Dancing on Arab graves

May 6, 1998
Issue 

Editorial: Dancing on Arab graves

Dancing on Arab graves

Television news viewers last week saw hundreds of thousands of Israelis fill the streets to celebrate the 50th anniversary of the state of Israel. As the cameras focused on boisterous, well-dressed young things boogieing the night away, voice-overs extolled the event as the culmination of a valiant and besieged people's long struggle to build an island of democracy in a sea of tyranny, forced to fight wars of self-defence as hostile Arab neighbours time and again threatened a small, isolated people with annihilation.

Three weeks earlier, another 50th anniversary passed with barely a murmur in Israel or international media dispatches. Like the true history of the bloody imposition of the state of Israel on the Palestinian people, Deir Yassin has been all but obliterated from official Israeli memory.

Deir Yassin was a small Arab village just outside Jerusalem. On April 9, 1948, a heavily armed squad of the Zionist settler militia, the Irgun, descended on the town. Its inhabitants were given 15 minutes to flee. With machine guns, grenades and knives, the Irgun assassins slaughtered 254 men, women and children.

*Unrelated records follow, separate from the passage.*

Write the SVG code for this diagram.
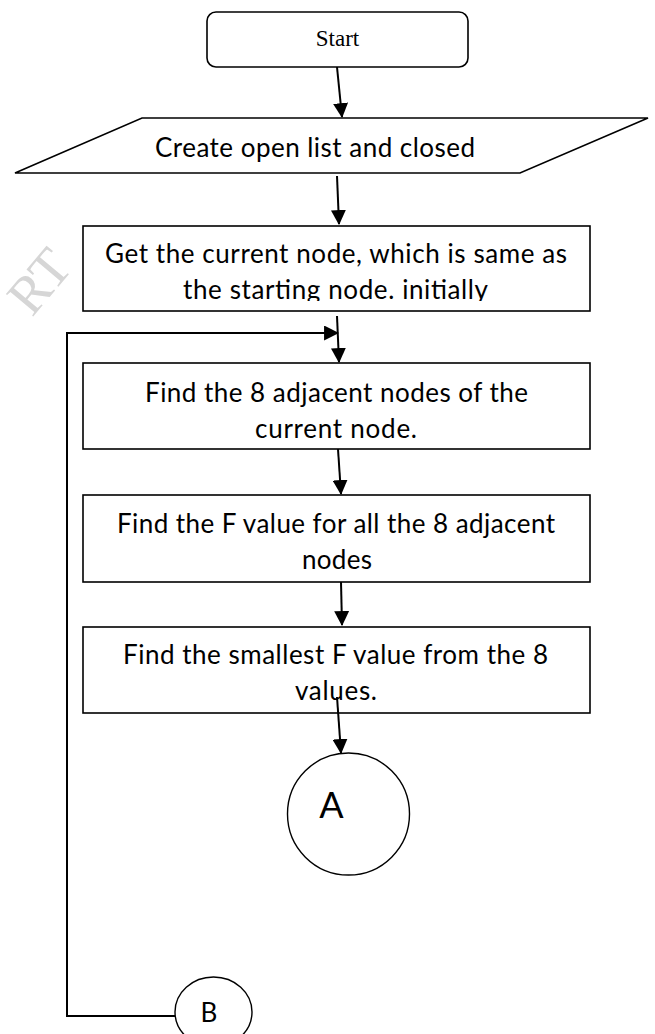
<svg xmlns="http://www.w3.org/2000/svg" width="655" height="1034" viewBox="0 0 655 1034">
<style>
.box{fill:#fff;stroke:#000;stroke-width:1.6}
.t{font-family:Lato,"Liberation Sans",sans-serif;font-size:26px;fill:#000}
.conn{fill:none;stroke:#000;stroke-width:2}
.wm{font-family:"Liberation Serif",serif;font-size:54px;fill:#d6d6d6}
</style>
<defs>
<marker id="ah" markerUnits="userSpaceOnUse" markerWidth="15" markerHeight="15" refX="13" refY="7" orient="auto" viewBox="0 0 14 14">
<path d="M0,0 L14,7 L0,14 z" fill="#000"/>
</marker>
<clipPath id="c3"><rect x="83" y="226" width="507" height="75"/></clipPath>
<clipPath id="c4"><rect x="83" y="363" width="507" height="77"/></clipPath>
<clipPath id="c5"><rect x="83" y="495" width="507" height="75"/></clipPath>
<clipPath id="c6"><rect x="83" y="627" width="507" height="75"/></clipPath>
</defs>
<rect width="655" height="1034" fill="#fff"/>
<g id="watermark">
<text class="wm" transform="translate(32,318) rotate(-50)">RT</text>
</g>
<g id="start">
<rect class="box" x="207" y="12" width="261" height="55" rx="9"/>
<text x="337.5" y="46" text-anchor="middle" font-family="'Liberation Serif',serif" font-size="23">Start</text>
</g>
<g id="create">
<polygon class="box" points="142,118 648,118 520,173 15,173"/>
<text class="t" x="155" y="157" textLength="320">Create open list and closed</text>
</g>
<g id="get-current">
<rect class="box" x="83" y="226" width="507" height="85"/>
<g clip-path="url(#c3)">
<text class="t" x="105" y="263" textLength="462">Get the current node, which is same as</text>
<text class="t" x="183" y="298.5" textLength="305">the starting node. initially</text>
</g>
</g>
<g id="find-adjacent">
<rect class="box" x="83" y="363" width="507" height="86"/>
<g clip-path="url(#c4)">
<text class="t" x="145" y="402" textLength="383">Find the 8 adjacent nodes of the</text>
<text class="t" x="255" y="437.5" textLength="162">current node.</text>
</g>
</g>
<g id="find-f">
<rect class="box" x="83" y="495" width="507" height="87"/>
<g clip-path="url(#c5)">
<text class="t" x="117" y="533" textLength="438">Find the F value for all the 8 adjacent</text>
<text class="t" x="302" y="568.5" textLength="70">nodes</text>
</g>
</g>
<g id="find-smallest">
<rect class="box" x="83" y="627" width="507" height="86"/>
<g clip-path="url(#c6)">
<text class="t" x="123" y="664" textLength="425">Find the smallest F value from the 8</text>
<text class="t" x="295" y="699.5" textLength="82">values.</text>
</g>
</g>
<g id="connector-a">
<circle cx="348.5" cy="814" r="61" fill="#fff" stroke="#000" stroke-width="1.4"/>
<text x="331.5" y="818" text-anchor="middle" font-family="Lato,'Liberation Sans',sans-serif" font-size="36">A</text>
</g>
<g id="connector-b">
<ellipse cx="213.5" cy="1012" rx="38.5" ry="35" fill="#fff" stroke="#000" stroke-width="1.4"/>
<text x="209" y="1022" text-anchor="middle" font-family="Lato,'Liberation Sans',sans-serif" font-size="26">B</text>
</g>
<g id="connectors">
<line class="conn" x1="337" y1="67" x2="342" y2="117" marker-end="url(#ah)"/>
<line class="conn" x1="337" y1="176" x2="339" y2="224" marker-end="url(#ah)"/>
<line class="conn" x1="337" y1="316" x2="339" y2="362" marker-end="url(#ah)"/>
<line class="conn" x1="338" y1="449" x2="341" y2="494" marker-end="url(#ah)"/>
<line class="conn" x1="341" y1="582" x2="342" y2="625" marker-end="url(#ah)"/>
<line class="conn" x1="337" y1="697" x2="341" y2="753" marker-end="url(#ah)"/>
<path class="conn" d="M175,1016 H67 V333 H338" marker-end="url(#ah)"/>
</g>
</svg>
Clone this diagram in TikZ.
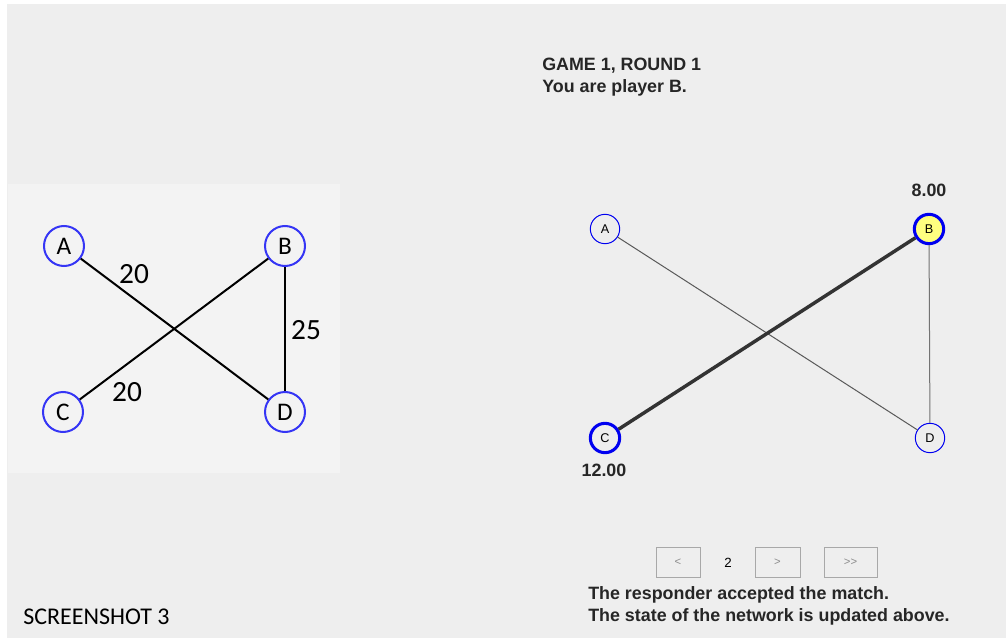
\documentclass[tikz,border=0pt]{standalone}
\usepackage{fontspec}
\setmainfont{Liberation Sans}
\newfontfamily\calfont{Carlito}
\usepackage{tikz}
\usetikzlibrary{positioning,calc}

\definecolor{pagebg}{HTML}{EEEEEE}
\definecolor{panelbg}{HTML}{F3F3F3}
\definecolor{leftblue}{HTML}{3535F5}
\definecolor{netblue}{HTML}{0000F0}
\definecolor{selyellow}{HTML}{FFFF80}
\definecolor{btngray}{HTML}{A8A8A8}

\tikzset{
  player/.style={circle,draw=leftblue,line width=1.5pt,fill=panelbg,minimum size=30pt,inner sep=0pt,font=\calfont\fontsize{19}{19}\selectfont},
  netnode/.style={circle,draw=netblue,line width=0.75pt,fill=pagebg,minimum size=22pt,inner sep=0pt,font=\fontsize{9.5}{10}\selectfont},
  netsel/.style={netnode,line width=2.3pt},
  weight/.style={inner sep=0.75pt,font=\calfont\fontsize{22}{22}\selectfont},
  infotext/.style={inner sep=0.75pt,anchor=west,font=\bfseries\fontsize{13.4}{14}\selectfont,text=black!85},
  navbox/.style={draw=btngray,line width=0.75pt,fill=pagebg,minimum height=22pt,inner sep=0pt,text=black!45,font=\fontsize{8.5}{9}\selectfont}
}

\begin{document}
\begin{tikzpicture}[x=0.75pt,y=0.75pt,yscale=-1,xscale=1]
\path[use as bounding box] (0,0) rectangle (1006,638);
\fill[white] (0,0) rectangle (1006,638);
\fill[pagebg] (7,4) rectangle (1006,638);
%Left panel
\fill[panelbg] (8,184) rectangle (340,473);

% Left graph nodes
\node[player] (lA) at (64,246) {A};
\node[player] (lB) at (285,246) {B};
\node[player] (lC) at (63,412) {C};
\node[player] (lD) at (285,412) {D};
% Left graph edges
\draw[line width=1.5pt] (lA) -- (lD);
\draw[line width=1.5pt] (lC) -- (lB);
\draw[line width=1.5pt] (lB) -- (lD);
% Text Node
\node[weight] (wAD) at (134,274) {20};
% Text Node
\node[weight] (wBD) at (306,330) {25};
% Text Node
\node[weight] (wBC) at (127,392) {20};

% Text Node
\node[inner sep=0.75pt,anchor=west,font=\calfont\fontsize{18}{18}\selectfont] (shot) at (22,617) {SCREENSHOT 3};

% Text Node
\node[infotext] (game) at (541,66) {GAME 1, ROUND 1};
% Text Node
\node[infotext] (you) at (541,88) {You are player B.};

% Network nodes
\node[netnode] (nA) at (605,229) {A};
\node[netsel,fill=selyellow] (nB) at (929,229) {B};
\node[netsel] (nC) at (605,438) {C};
\node[netnode] (nD) at (930,438) {D};
% Network edges
\draw[black!65,line width=0.75pt] (nA) -- (nD);
\draw[black!55,line width=0.75pt] (nB) -- (nD);
\draw[black!80,line width=2.6pt] (nC) -- (nB);
% Text Node
\node[infotext,anchor=center] (payB) at (929,190) {8.00};
% Text Node
\node[infotext,anchor=center] (payC) at (604,470) {12.00};

% Navigation
\node[navbox,minimum width=33pt] (prev) at (678,562.5) {<};
\node[inner sep=0.75pt,font=\fontsize{10}{10}\selectfont] (page) at (728,562.5) {2};
\node[navbox,minimum width=33.75pt] (next) at (777.5,562.5) {>};
\node[navbox,minimum width=39.75pt] (last) at (850.5,562.5) {{>}{>}};

% Text Node
\node[infotext] (msg1) at (587,595) {The responder accepted the match.};
% Text Node
\node[infotext] (msg2) at (587,617) {The state of the network is updated above.};
\end{tikzpicture}
\end{document}
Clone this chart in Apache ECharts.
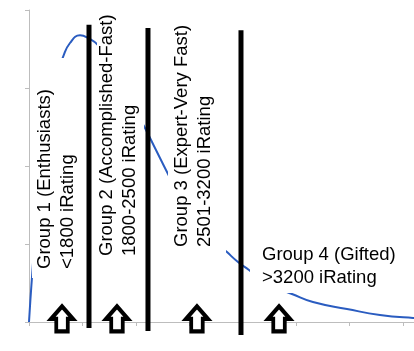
<!DOCTYPE html>
<html>
<head>
<meta charset="utf-8">
<script src="https://cdn.jsdelivr.net/npm/echarts@6/dist/echarts.min.js"></script>
<style>
html,body{margin:0;padding:0;background:#fff;}
#chart{width:414px;height:351px;}
</style>
</head>
<body>
<div id="chart"></div>
<script>
// Distribution curve (x in axis units, y in axis units)
var curveX = [0, 0.056, 0.15, 0.25, 0.35, 0.45, 0.55, 0.636, 0.767, 0.955, 1.12, 1.291, 1.5, 1.75, 2.0, 2.171, 2.377, 2.583, 2.8, 3.0, 3.25, 3.5, 3.706, 3.912, 4.118, 4.35, 4.6, 4.922, 5.315, 5.952, 6.569, 7.187, 8.0];
var curveY = [0, 0.577, 1.4, 2.05, 2.55, 2.95, 3.22, 3.397, 3.577, 3.675, 3.635, 3.551, 3.33, 3.02, 2.7, 2.487, 2.205, 1.923, 1.64, 1.42, 1.2, 1.03, 0.897, 0.769, 0.667, 0.54, 0.45, 0.359, 0.256, 0.167, 0.090, 0.051, 0.02];

// Group dividers (x position, top y, bottom y)
var dividerX = [1.123, 2.227, 3.968];
var dividerTop = [3.81, 3.77, 3.74];
var dividerBottom = [-0.077, -0.115, -0.167];

// Arrow markers
var arrowX = [0.618, 1.647, 3.144, 4.68];
var arrowY = [0.04, 0.04, 0.04, 0.04];

// Group labels
var groupLine1 = ['Group 1 (Enthusiasts)', 'Group 2 (Accomplished-Fast)', 'Group 3 (Expert-Very Fast)', 'Group 4 (Gifted)'];
var groupLine2 = ['<1800 iRating', '1800-2500 iRating', '2501-3200 iRating', '>3200 iRating'];

var chart = echarts.init(document.getElementById('chart'), null, {renderer: 'canvas'});

var curveData = curveX.map(function (x, i) { return [x, curveY[i]]; });
var arrowData = arrowX.map(function (x, i) { return [x, arrowY[i]]; });

var FONT = '18.5px "Liberation Sans", Arial, sans-serif';
var axisGray = '#bdbdbd';

// label boxes (pixel layout) and text anchors
var boxes = [
  {x: 32, y: 58, w: 50, h: 220},
  {x: 97, y: 6, w: 47, h: 256},
  {x: 168, y: 18, w: 58, h: 240},
  {x: 250, y: 240, w: 164, h: 53}
];
var anchors = [
  {x: 33.5, y: 269, rot: Math.PI / 2},
  {x: 95.5, y: 256, rot: Math.PI / 2},
  {x: 170.5, y: 247, rot: Math.PI / 2},
  {x: 262, y: 243.5, rot: 0}
];

var graphics = [];
boxes.forEach(function (b, i) {
  graphics.push({
    type: 'rect', z: 50,
    shape: {x: b.x, y: b.y, width: b.w, height: b.h},
    style: {fill: '#fff'}
  });
  graphics.push({
    type: 'text', z: 51,
    x: anchors[i].x, y: anchors[i].y, rotation: anchors[i].rot,
    style: {
      text: groupLine1[i] + '\n' + groupLine2[i],
      font: FONT,
      fill: '#000',
      lineHeight: 23,
      align: 'left',
      verticalAlign: 'top'
    }
  });
});

var arrowPath = 'path://M10.5,0 L21,12 L16,12 L16,24 L5,24 L5,12 L0,12 Z';

var series = [
  {
    type: 'line',
    data: curveData,
    smooth: 0.5,
    showSymbol: false,
    symbol: 'none',
    clip: false,
    lineStyle: {color: '#2a5cc0', width: 2},
    z: 2,
    emphasis: {disabled: true}
  }
];
dividerX.forEach(function (x, i) {
  series.push({
    type: 'line',
    data: [[x, dividerTop[i]], [x, dividerBottom[i]]],
    showSymbol: false,
    symbol: 'none',
    clip: false,
    lineStyle: {color: '#000', width: 5, cap: 'butt'},
    z: 3,
    emphasis: {disabled: true}
  });
});
series.push({
  type: 'scatter',
  data: arrowData,
  symbol: arrowPath,
  symbolSize: [22, 25],
  clip: false,
  z: 5,
  itemStyle: {color: '#fff', borderColor: '#000', borderWidth: 4, borderJoin: 'miter', opacity: 1},
  emphasis: {disabled: true}
});

chart.setOption({
  animation: false,
  backgroundColor: '#fff',
  grid: {left: 29, top: 10, width: 427.4, bottom: 29, containLabel: false, outerBoundsMode: 'none'},
  xAxis: {
    type: 'value', min: 0, max: 8, interval: 1,
    axisLine: {show: true, lineStyle: {color: axisGray, width: 1}},
    axisTick: {show: true, length: 4, lineStyle: {color: axisGray}},
    axisLabel: {show: false},
    splitLine: {show: false}
  },
  yAxis: {
    type: 'value', min: 0, max: 4, interval: 1,
    axisLine: {show: true, lineStyle: {color: axisGray, width: 1}},
    axisTick: {show: true, length: 4, lineStyle: {color: axisGray}},
    axisLabel: {show: false},
    splitLine: {show: false}
  },
  graphic: graphics,
  series: series
});
</script>
</body>
</html>
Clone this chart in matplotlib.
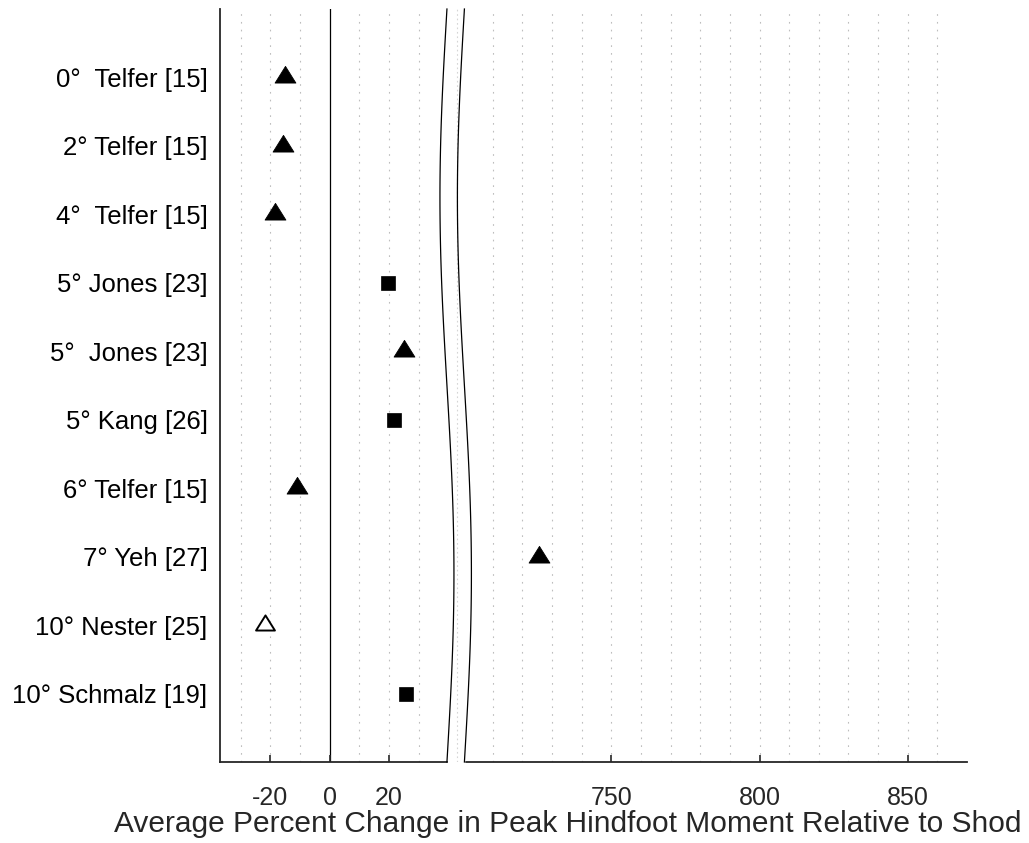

In the aftermath of the World War II Nazi Holocaust against the Jewish population of Europe, the United States seized upon the tragedy — and manipulated world sympathy for the Jewish people's plight — to back the Zionist movement's goal of a Jewish state in Palestine. Washington's motive was the creation of a reliable pro-imperialist state to police the oil-rich region.

The founders of Israel popularised their colonisation with the slogan "A land without people for a people without land". That more than a million Palestinian Arabs lived there presented a problem for the US-backed Zionist movement.

The UN on November 29, 1947, voted to divide the British colony of Palestine into two states. The new Israeli state was granted 55% of the territory despite the fact that 70% of the population was Arab. The goal of the Zionist leaders was to make Israel an exclusively Jewish state.

Zionist militias, armed by the west, embarked on a terrorist campaign to drive Arabs from the Israeli state. In 1948, the Israeli army and the terrorist Irgun launched "Operation Dalet". They attacked Arab villages at night, burning and bombing houses, to drive the population away.

With the Deir Yassin massacre, the Zionist campaign reached a hideous new level. Deir Yassin, and many other deadly attacks like it, was a warning to Arabs that to stay in Israel meant risking their lives.

By the end of 1948, more than 750,000 Palestinian Arabs had been driven out of Israel — their land and homes stolen and redistributed to settlers — and the Israeli state controlled 80% of Palestine.

Israel was founded on this brutal and deliberate dispossession. Those who remained are treated as second class citizens. Today, more than 3 million Palestinians and their descendants remain in exile, refused the right to return to their country.

Since 1948, in a series of US-backed wars, the expansionist Zionist state has seized the remainder of Palestine — the West Bank and Gaza —, Syria's Golan Heights, Egypt's Sinai and a large chunk of southern Lebanon. Tel Aviv has launched military attacks on virtually all its Arab neighbours at one time or another. That the Deir Yassin massacre was no aberration was confirmed during the 1982 invasion of Lebanon, when the Israeli army permitted its Lebanese quislings to massacre 2000 Palestinians at the Sabra and Shatila refugee camps.

Israel's expansionist policy continues. During last week's celebrations, revellers chanted "Build! Build! Build!" in support of the Netanyahu government's backing for continued construction of Israeli settlements on Arab land, ignoring the protests of the Palestinian Authority of Yasser Arafat.

Box Text = The scenes of delirious dancers and sombre military ceremonies broadcast around the world are meant to obscure the truth that modern Israel is built upon Arab graves and stolen land.

Palestine will know peace only when all people who inhabit it share full political, economic and social equality, and all Palestinians who wish to return are given the right to do so.